The New X-Men: Hardcover
The New X-Men Volume 4: Riot at Xavier's
written by Grant Morrison
art by various artists
This is one of the books that if I’d have been in the comic buying public without pause like most other comic book bloggers would have been read (and re-read) long ago. The thing is, I only recently returned. Well, it’s been a few years but there is a heck of a lot of stuff to catch up on and limited time and money to do so. So I’m going to try and create a posting for anyone relatively new or returning to comics. Basically, you should get this book if you have a basic understanding of the X-men.
You see, when I returned to comics there were a few classics I hadn’t read – Watchmen and The Dark Knight Returns. So I read them and they lived up to all the hype. But the thing is, it took about year of peering into the cracks of the comic blogs to discover a few other books that are assumed classics but don’t really get hyped or pointed out as fantastic works for new readers. I knew about the two classics above, there’s a lot of talk about Alan Moore’s Swamp Thing run, everyone and their dog loves Fables, and you can’t go within a block of a comic book shop without someone mentioning Sandman. But there’s a few other gems out there that don’t inherently jump out at you. I was lucky to join the medium again at the height of Scott Pilgrim love, the Hellboy movie got me interested in his adventures, and well there were a few others as well that I found fantastic but I don’t want to go on forever without actually getting to the point. What the internet pointed out to me were two specific books – Kurt Busiek’s Marvels and Grant Morrison’s New X-men. It seems Marvels gets a bit less love but both these books are rather cherished.
I finally read both via the public library system and let me tell you, they are now top recommendations for anyone interested in superhero, specifically Marvel-superhero, comics.
Grant Morrison takes the X-men and strips them down to their core. Because of the movies, like Spider-man, Batman and Superman, people know the core concepts of the characters and won’t necessarily be coming to the title to be lost in decades long continuity resolutions. He cuts to the core of the ideas behind the team and just lets them loose into his mad-cap adventures. All the hallmarks of the X-men are there. Conflict with the humans, love triangles, different interpretations of the message of integration, acceptance and tolerance, melodrama and of course aliens and killer sentinels. Seriously, it can’t be an X-men comic without some garish purple robot.
It works not just because it is both a reboot, yet not a complete reboot. There are short and long character arcs as well as a smaller team that recognizes that the X-men are a part of a humungous cast of characters outside the core book. They deal with their own issues at Professor Xavier’s School for Gifted Youngsters and some stuff around the world but at the same time there are a quadrillion other X-men characters (give or take a trillion) out there dealing with other aspects of the mutant human dynamic.

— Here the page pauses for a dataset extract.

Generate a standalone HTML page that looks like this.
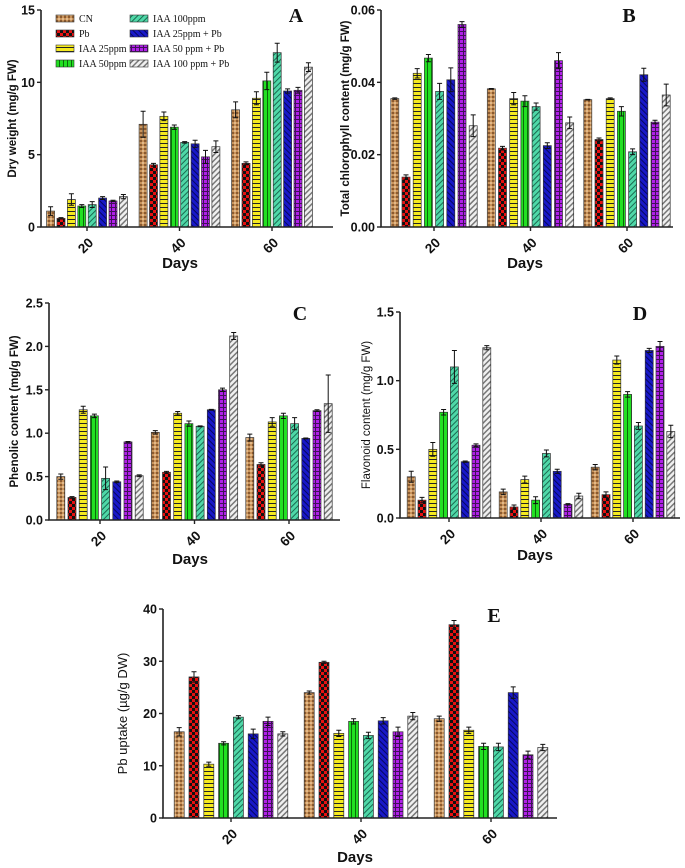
<!DOCTYPE html>
<html><head><meta charset="utf-8"><style>
body{margin:0;background:#fff;}
svg{display:block;}
.tk{font-family:"Liberation Sans",sans-serif;font-weight:bold;font-size:12.5px;fill:#111;}
.ttl{font-family:"Liberation Sans",sans-serif;font-weight:bold;font-size:11.5px;fill:#111;}
.days{font-family:"Liberation Sans",sans-serif;font-weight:bold;font-size:15px;fill:#111;}
.pl{font-family:"Liberation Serif",serif;font-weight:bold;font-size:20px;fill:#111;}
.lg{font-family:"Liberation Serif",serif;font-size:10px;fill:#111;}
</style></head><body>
<svg id="fig" width="685" height="868" viewBox="0 0 685 868" xmlns="http://www.w3.org/2000/svg">
<defs>
<pattern id="p0" width="4" height="4" patternUnits="userSpaceOnUse"><rect width="4" height="4" fill="#c9935a"/><rect width="2" height="2" fill="#8a5a30"/><rect x="2" y="2" width="2" height="2" fill="#e2b98a"/></pattern>
<pattern id="p1" width="6" height="6" patternUnits="userSpaceOnUse"><rect width="6" height="6" fill="#e81010"/><rect width="3" height="3" fill="#111"/><rect x="3" y="3" width="3" height="3" fill="#111"/></pattern>
<pattern id="p2" width="4" height="4" patternUnits="userSpaceOnUse"><rect width="4" height="4" fill="#f5ea20"/><rect y="3" width="4" height="1" fill="#222"/></pattern>
<pattern id="p3" width="4" height="4" patternUnits="userSpaceOnUse"><rect width="4" height="4" fill="#22e022"/><rect x="3" width="1" height="4" fill="#0a6a0a"/></pattern>
<pattern id="p4" width="4" height="4" patternUnits="userSpaceOnUse" patternTransform="rotate(45)"><rect width="4" height="4" fill="#4fd8a8"/><rect width="1" height="4" fill="#1a6a50"/></pattern>
<pattern id="p5" width="4" height="4" patternUnits="userSpaceOnUse" patternTransform="rotate(-45)"><rect width="4" height="4" fill="#1818c8"/><rect width="1" height="4" fill="#060660"/></pattern>
<pattern id="p6" width="4" height="4" patternUnits="userSpaceOnUse"><rect width="4" height="4" fill="#b020e8"/><rect y="3" width="4" height="1" fill="#40105a"/><rect x="3" width="1" height="4" fill="#40105a"/></pattern>
<pattern id="p7" width="4" height="4" patternUnits="userSpaceOnUse" patternTransform="rotate(45)"><rect width="4" height="4" fill="#f0f0f0"/><rect width="1.5" height="4" fill="#777"/></pattern>
</defs>
</svg>
<script>
const categories=["20","40","60"];
const seriesNames=["CN","Pb","IAA 25ppm","IAA 50ppm","IAA 100ppm","IAA 25ppm + Pb","IAA 50 ppm + Pb","IAA 100 ppm + Pb"];
const dataA=[[1.1,0.6,1.9,1.45,1.55,2.0,1.8,2.1],[7.1,4.3,7.65,6.9,5.85,5.75,4.85,5.55],[8.1,4.4,8.9,10.1,12.05,9.4,9.45,11.05]];
const errA=[[0.3,0.05,0.4,0.1,0.2,0.1,0.05,0.15],[0.9,0.1,0.3,0.15,0.05,0.25,0.45,0.4],[0.55,0.1,0.45,0.6,0.65,0.15,0.2,0.3]];
const ticksA=[0,5,10,15];
const dataB=[[0.0355,0.0138,0.0425,0.0467,0.0375,0.0407,0.056,0.028],[0.0382,0.0218,0.0355,0.0348,0.0333,0.0225,0.046,0.0288],[0.0352,0.0242,0.0355,0.032,0.0208,0.0421,0.029,0.0365]];
const errB=[[0.0002,0.0006,0.0013,0.001,0.0022,0.0033,0.0008,0.003],[0.0001,0.0005,0.0017,0.0015,0.001,0.0008,0.0022,0.0016],[0.0001,0.0004,0.0002,0.0013,0.0008,0.0018,0.0005,0.003]];
const ticksB=[0,0.02,0.04,0.06];
const dataC=[[0.5,0.26,1.27,1.2,0.48,0.44,0.9,0.51],[1.01,0.55,1.23,1.11,1.08,1.27,1.5,2.12],[0.95,0.64,1.13,1.2,1.11,0.94,1.26,1.34]];
const errC=[[0.03,0.01,0.04,0.02,0.13,0.01,0.005,0.01],[0.02,0.01,0.02,0.03,0.005,0.005,0.02,0.04],[0.04,0.02,0.05,0.03,0.07,0.005,0.01,0.33]];
const ticksC=[0,0.5,1.0,1.5,2.0,2.5];
const dataD=[[0.3,0.13,0.5,0.77,1.1,0.41,0.53,1.24],[0.19,0.08,0.28,0.13,0.47,0.34,0.1,0.16],[0.37,0.17,1.15,0.9,0.67,1.22,1.25,0.63]];
const errD=[[0.04,0.02,0.05,0.02,0.12,0.005,0.01,0.015],[0.02,0.015,0.025,0.025,0.025,0.015,0.005,0.02],[0.02,0.02,0.03,0.02,0.025,0.015,0.035,0.045]];
const ticksD=[0,0.5,1.0,1.5];
const dataE=[[16.5,27,10.3,14.3,19.3,16.1,18.5,16.1],[24,29.8,16.2,18.5,15.8,18.6,16.5,19.5],[19,37,16.8,13.7,13.6,24,12.1,13.5]];
const errE=[[0.8,1.0,0.4,0.3,0.3,0.9,0.8,0.4],[0.3,0.2,0.6,0.5,0.6,0.6,0.9,0.7],[0.5,0.8,0.6,0.6,0.7,1.1,0.7,0.6]];
const ticksE=[0,10,20,30,40];

const NS="http://www.w3.org/2000/svg";
const svg=document.getElementById('fig');
function mk(tag,attrs,parent,txt){const e=document.createElementNS(NS,tag);for(const k in attrs)e.setAttribute(k,attrs[k]);if(txt!==undefined)e.textContent=txt;(parent||svg).appendChild(e);return e;}

function panel(cfg,data,err,ticks){
  const g=mk('g',{});
  
  
  const ymax=ticks[ticks.length-1];
  const yS=v=>cfg.y0-(v/ymax)*(cfg.y0-cfg.y1);
  const xC=i=>cfg.c0+i*cfg.sp;
  data.forEach((grp,gi)=>{
    grp.forEach((v,si)=>{
      const cx=xC(gi)+(si-3.5)*cfg.step;
      const r=mk('rect',{x:cx-cfg.bw/2,y:yS(v),width:cfg.bw,height:cfg.y0-yS(v),fill:'url(#p'+si+')',stroke:'#333','stroke-width':0.7},g);
      
      
      const e=err[gi][si];
      const eb=mk('path',{d:`M${cx},${yS(v+e)}V${yS(Math.max(0,v-e))}M${cx-2.5},${yS(v+e)}H${cx+2.5}M${cx-2.5},${yS(v-e)}H${cx+2.5}`,stroke:'#111','stroke-width':1,fill:'none'},g);
      
      
    });
  });
  const ax=mk('path',{d:`M${cfg.x0},${cfg.y1}V${cfg.y0}H${cfg.x1}`,stroke:'#222','stroke-width':1.6,fill:'none'},g);
  
  
  ticks.forEach(t=>{
    const y=yS(t);
    mk('line',{x1:cfg.x0-4,x2:cfg.x0,y1:y,y2:y,stroke:'#222','stroke-width':1.4},g);
    const tl=mk('text',{x:cfg.x0-6,y:y+4.5,'text-anchor':'end',class:'tk'},g,cfg.fmt(t));
    
    
  });
  categories.forEach((c,i)=>{
    const x=xC(i);
    mk('line',{x1:x,x2:x,y1:cfg.y0,y2:cfg.y0+4,stroke:'#222','stroke-width':1.4},g);
    const tl=mk('text',{x:x-1,y:cfg.y0+23,'text-anchor':'middle',class:'tk',transform:`rotate(-45 ${x-1} ${cfg.y0+19})`,style:'font-size:13.5px'},g,c);
    
    
  });
  const d=mk('text',{x:cfg.daysX,y:cfg.daysY,'text-anchor':'middle',class:'days'},g,'Days');
  
  
  const ty=(cfg.y0+cfg.y1)/2;
  const yt=mk('text',{x:cfg.ttlX,y:ty,'text-anchor':'middle',class:'ttl',transform:`rotate(-90 ${cfg.ttlX} ${ty})`,style:cfg.ttlStyle||''},g,cfg.title);
  
  
  const pl=mk('text',{x:cfg.lx,y:cfg.ly,'text-anchor':'middle',class:'pl'},g,cfg.id);
  
  
}
const f1=t=>t.toFixed(1), f0=t=>String(t), f2=t=>t.toFixed(2);
panel({id:'A',x0:41,x1:333,y0:227,y1:10,c0:87,sp:92.5,step:10.4,bw:8,fmt:f0,daysX:180,daysY:268,ttlX:16,title:'Dry weight (mg/g FW)',lx:296,ly:22},dataA,errA,ticksA);
panel({id:'B',x0:381,x1:673,y0:227,y1:10,c0:434,sp:96.5,step:11.2,bw:8,fmt:f2,daysX:525,daysY:268,ttlX:349,title:'Total chlorophyll content (mg/g FW)',lx:629,ly:22},dataB,errB,ticksB);
panel({id:'C',x0:49,x1:340,y0:520,y1:303,c0:100,sp:94.5,step:11.2,bw:8,fmt:f1,daysX:190,daysY:564,ttlX:18,title:'Phenolic content (mg/g FW)',lx:300,ly:320},dataC,errC,ticksC);
panel({id:'D',x0:400,x1:680,y0:518,y1:312,c0:449,sp:92,step:10.8,bw:8,fmt:f1,daysX:535,daysY:560,ttlX:370,title:'Flavonoid content (mg/g FW)',ttlStyle:'font-weight:normal',lx:640,ly:320},dataD,errD,ticksD);
panel({id:'E',x0:163,x1:557,y0:818,y1:609,c0:231,sp:130,step:14.8,bw:10,fmt:f0,daysX:355,daysY:862,ttlX:127,title:'Pb uptake (µg/g DW)',ttlStyle:'font-weight:normal;font-size:13px',lx:494,ly:622},dataE,errE,ticksE);
const lg=mk('g',{});


seriesNames.forEach((n,i)=>{
  const col=i<4?0:1, row=i%4;
  const x=col?130:56, y=15+row*15;
  const it=mk('g',{},lg);
  
  
  mk('rect',{x:x,y:y,width:18,height:7,fill:'url(#p'+i+')',stroke:'#333','stroke-width':0.6},it);
  mk('text',{x:x+23,y:y+7,class:'lg'},it,n);
});
</script>
</body></html>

The adventures here are manic. They are equally horrific while solidly inventive and entertaining. These are the types of ideas that feel so natural and simple that they make you wonder why they are so new. While we have a smaller focus on a specific team of core X-men there is still the sweeping sense of scale with global conflict and interstellar warfare. While the focus is small in some aspects the scale is still grand overall, and the precision of the team allows for the grander action to develop.
For me, what made it work was the characters’ voices more than anything. It felt as if each character had their own voice instead of being the author’s current means of advancing the plot. It’s a hard skill to master but having each character be characterized by their dialogue is what really made this book turn from simple X-men comics to great work of art, for me. There aren’t any visual clues as to who is talking, like having captions with their symbols or different colours, and nothing written with phonetic accents to ensure we know exactly who is speaking at all times. It’s a fine line to walk but Morrison manages to nail it here. We’ve all read stuff that just felt like the delicate balance of characterization was beating us over the head like a rubber mallet.
The actual story is that Professor X has an evil spirit twin who has pretty much planned everything well in advance of her making her move to destroy the X-men. Plus Sentinels thrown into the mix with a bit of the Shi-ar empire. I also read the fourth trade paperback which is more or less a mash-up of American History X and A Clockwork Orange with an exceptionally gifted student being caught up in Magneto’s manifesto and, of course, drugs. Now that’s not a heck of a lot of information I know, or possibly too much, but tossed into the mix are Xavier’s special class, a new mutant with a star for a head, Emma Frost being redefined slightly into a brilliant character, some covers that tend to focus on female anatomy other than breasts – that Lilandra one is a bit more obviously suggestive than the Emma Frost one – and well about every page has an idea being thrown at you and you love it.
This is a great collection that reminds you why you liked or loved the X-men, and reminds you why the movies worked better than the comics have for a long time. You don’t need to totally restart the thing but sticking to the core ideas just makes it work for a reason.